Written problem: The listing below holds pictures; exclude them. Return exactly the lines from the one with "Emit a Python" through the one with "from bokeh.resources import INLINE".

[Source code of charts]
_ _ _
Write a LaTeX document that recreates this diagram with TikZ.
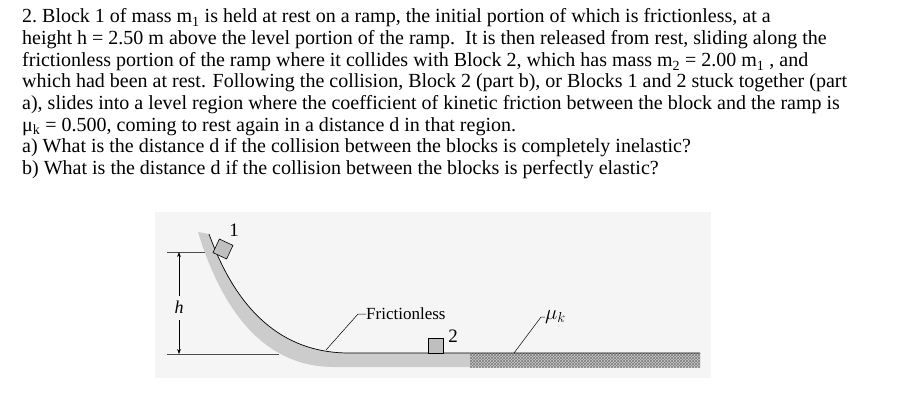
\documentclass[tikz,border=0pt]{standalone}
\usepackage{fontspec}
\setmainfont{Liberation Serif}
\usetikzlibrary{patterns,arrows.meta}
\begin{document}
\begin{tikzpicture}[x=1pt,y=-1pt,
  txt/.style={anchor=west,inner sep=0pt,font=\fontsize{20}{22}\selectfont},
  lbl/.style={inner sep=0pt,font=\fontsize{17}{19}\selectfont},
  lead/.style={line width=0.5pt}]
\useasboundingbox (0,0) rectangle (904,412);
\node[txt] (l1) at (22,18) {2.\ Block 1 of mass m\textsubscript{1} is held at rest on a ramp, the initial portion of which is frictionless, at a};
\node[txt] (l2) at (22,40) {height h = 2.50 m above the level portion of the ramp.\ \ It is then released from rest, sliding along the};
\node[txt] (l3) at (22,62) {frictionless portion of the ramp where it collides with Block 2, which has mass m\textsubscript{2} = 2.00 m\textsubscript{1} , and};
\node[txt] (l4) at (22,83) {which had been at rest. Following the collision, Block 2 (part b), or Blocks 1 and 2 stuck together (part};
\node[txt] (l5) at (22,105) {a), slides into a level region where the coefficient of kinetic friction between the block and the ramp is};
\node[txt] (l6) at (22,127) {μ\textsubscript{k} = 0.500, coming to rest again in a distance d in that region.};
\node[txt] (l7) at (22,148) {a) What is the distance d if the collision between the blocks is completely inelastic?};
\node[txt] (l8) at (22,170) {b) What is the distance d if the collision between the blocks is perfectly elastic?};
% panel
\fill[black!4] (155,212) rectangle (711,378);
% ramp
\fill[black!20] (209,234) .. controls (240,320) and (290,353) .. (349,353) -- (700,353) -- (700,367) -- (334,367) .. controls (270,367) and (225,320) .. (198,232) -- cycle;
\fill[pattern=crosshatch dots, pattern color=black!85] (470,353) rectangle (700,367);
\fill[pattern=crosshatch, pattern color=black!50] (470,353) rectangle (700,367);
\draw[line width=0.7pt] (209,234) .. controls (240,320) and (290,353) .. (349,353) -- (700,353);
% h
\draw[lead,black!70] (167,252) -- (205,252);
\draw[lead,black!70] (167,354) -- (279,354);
\draw[lead,-{Stealth[length=5pt]}] (179,296) -- (179,252);
\draw[lead,-{Stealth[length=5pt]}] (179,320) -- (179,354);
\node[lbl,font=\fontsize{18}{20}\selectfont\itshape] (h) at (179,307) {h};
% block 1
\draw[fill=black!25,line width=0.6pt,rotate around={-25:(223,249)}] (215.5,241.5) rectangle (230.5,256.5);
\node[lbl,font=\fontsize{19}{20}\selectfont] (b1) at (234,230) {1};
% block 2
\node[draw,fill=black!25,line width=0.6pt,minimum size=15pt,inner sep=0pt] (blk2) at (436,345.5) {};
\node[lbl,font=\fontsize{19}{20}\selectfont] (b2) at (453,336) {2};
% labels
\node[lbl,anchor=west] (fr) at (366,314) {Frictionless};
\coordinate (frp) at (326,350);
\draw[lead] (fr.west) -- ++(-8,0) -- (frp);
\node[lbl,anchor=west,font=\fontsize{21}{22}\selectfont] (mu) at (545,317) {$\mu_k$};
\coordinate (mup) at (514,353);
\draw[lead] (mu.west) -- ++(-4,0) -- (mup);
\end{tikzpicture}
\end{document}
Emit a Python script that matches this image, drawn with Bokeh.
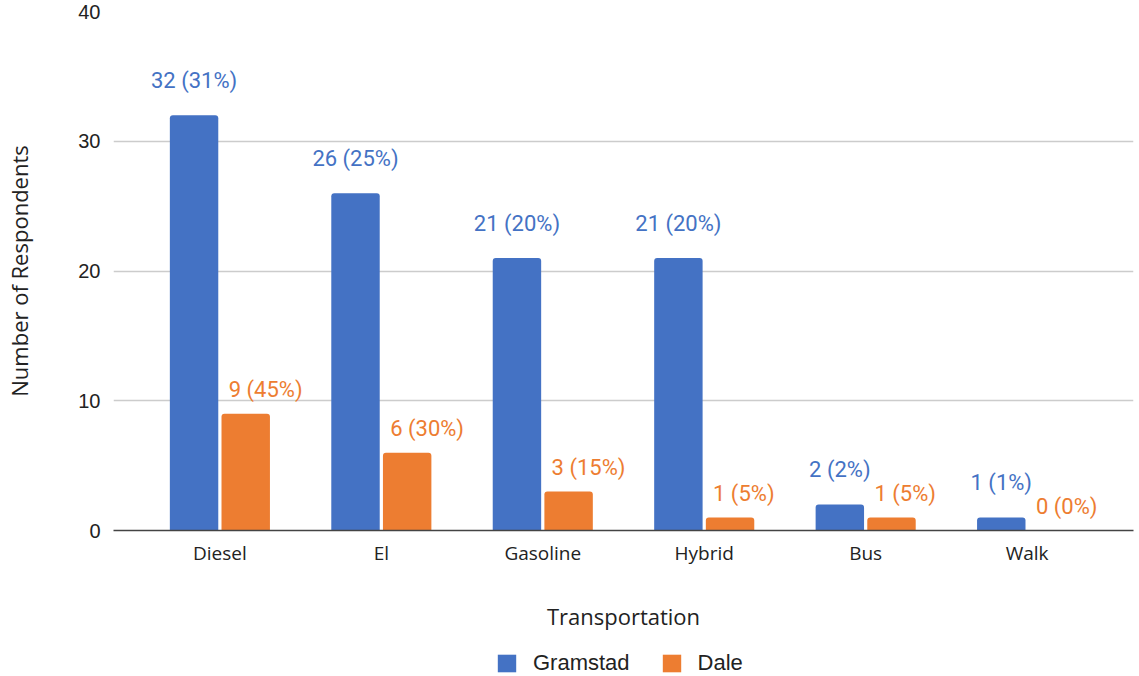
from bokeh.plotting import figure
from bokeh.models import FactorRange, Range1d, ColumnDataSource, Legend, LegendItem
from bokeh.transform import dodge
from bokeh.core.properties import value
from bokeh.layouts import column
from bokeh.embed import file_html
from bokeh.resources import INLINE

categories = ["Diesel", "El", "Gasoline", "Hybrid", "Bus", "Walk"]
gramstad = [32, 26, 21, 21, 2, 1]
dale = [9, 6, 3, 1, 1, 0]
gramstad_pct = [31, 25, 20, 20, 2, 1]
dale_pct = [45, 30, 15, 5, 5, 0]
series_names = ["Gramstad", "Dale"]
y_ticks = [0, 10, 20, 30, 40]

BLUE = "#4472C4"
ORANGE = "#ED7D31"

src = ColumnDataSource(dict(
    cat=categories,
    g=gramstad,
    d=dale,
    g_lab=[f"{v} ({p}%)" for v, p in zip(gramstad, gramstad_pct)],
    d_lab=[f"{v} ({p}%)" for v, p in zip(dale, dale_pct)],
))

p = figure(
    frame_width=1020, frame_height=519,
    x_range=FactorRange(*categories, range_padding=0.053),
    y_range=Range1d(0, 40),
    output_backend="svg", toolbar_location=None,
    min_border_left=113, min_border_right=6, min_border_top=11,
    min_border_bottom=115,
)
p.outline_line_color = None
p.background_fill_color = "white"
p.border_fill_color = "white"

rg = p.vbar(x=dodge("cat", -0.16, range=p.x_range), top="g", width=0.3, source=src,
            fill_color=BLUE, line_color=None, border_radius=(3, 3, 0, 0))
rd = p.vbar(x=dodge("cat", 0.16, range=p.x_range), top="d", width=0.3, source=src,
            fill_color=ORANGE, line_color=None, border_radius=(3, 3, 0, 0))

p.text(x=dodge("cat", -0.16, range=p.x_range), y="g", text="g_lab", source=src,
       text_align="center", text_baseline="middle", y_offset=-35,
       text_color=BLUE, text_font=value("Roboto"), text_font_size="22px")
p.text(x=dodge("cat", 0.16, range=p.x_range), y="d", text="d_lab", source=src,
       text_align="left", text_baseline="middle", x_offset=-17, y_offset=-24,
       text_color=ORANGE, text_font=value("Roboto"), text_font_size="22px")

# y axis
p.yaxis.ticker = y_ticks
p.yaxis.axis_line_color = None
p.yaxis.major_tick_line_color = None
p.yaxis.minor_tick_line_color = None
p.yaxis.major_label_standoff = 7
p.yaxis.major_label_text_font = "Liberation Sans"
p.yaxis.major_label_text_font_size = "20px"
p.yaxis.major_label_text_color = "#222222"
p.yaxis.axis_label = "Number of Respondents"
p.yaxis.axis_label_text_font = "Open Sans"
p.yaxis.axis_label_text_font_style = "normal"
p.yaxis.axis_label_text_font_size = "22px"
p.yaxis.axis_label_text_color = "#222222"
p.yaxis.axis_label_standoff = 41

# x axis
p.xaxis.axis_line_color = "#444444"
p.xaxis.axis_line_width = 1.5
p.xaxis.major_tick_line_color = None
p.xaxis.minor_tick_line_color = None
p.xaxis.major_label_standoff = 3
p.xaxis.major_label_text_font = "Open Sans"
p.xaxis.major_label_text_font_size = "19px"
p.xaxis.major_label_text_color = "#222222"
p.xaxis.axis_label = "Transportation"
p.xaxis.axis_label_text_font = "Open Sans"
p.xaxis.axis_label_text_font_style = "normal"
p.xaxis.axis_label_text_font_size = "22px"
p.xaxis.axis_label_text_color = "#222222"
p.xaxis.axis_label_standoff = 32

p.xgrid.grid_line_color = None
p.ygrid.grid_line_color = "#cccccc"
p.ygrid.grid_line_width = 1.5

# legend strip below the chart (proxy renderers are hidden; legend only)
p2 = figure(
    frame_width=1139, frame_height=31,
    x_range=Range1d(0, 1), y_range=Range1d(0, 1),
    x_axis_type=None, y_axis_type=None,
    output_backend="svg", toolbar_location=None,
    min_border=0,
)
p2.outline_line_color = None
p2.xgrid.grid_line_color = None
p2.ygrid.grid_line_color = None
lg = p2.vbar(x="g", top="g", width=0.1, source=src, fill_color=BLUE,
             line_color=None, visible=False)
ld = p2.vbar(x="d", top="d", width=0.1, source=src, fill_color=ORANGE,
             line_color=None, visible=False)

legend = Legend(
    items=[LegendItem(label=series_names[0], renderers=[lg]),
           LegendItem(label=series_names[1], renderers=[ld])],
    orientation="horizontal", location=(495, 0),
    glyph_width=23, glyph_height=22, label_standoff=15, spacing=30,
    label_text_font="Liberation Sans", label_text_font_size="22px",
    label_text_color="#222222", border_line_color=None,
    background_fill_alpha=0, padding=0, margin=0,
)
p2.add_layout(legend, "center")

layout = column(p, p2, spacing=0)
open("out.html", "w").write(file_html(layout, INLINE))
_ _ _
Full answer:
Emit a Python script that matches this image, drawn with Bokeh.
from bokeh.plotting import figure
from bokeh.models import FactorRange, Range1d, ColumnDataSource, Legend, LegendItem
from bokeh.transform import dodge
from bokeh.core.properties import value
from bokeh.layouts import column
from bokeh.embed import file_html
from bokeh.resources import INLINE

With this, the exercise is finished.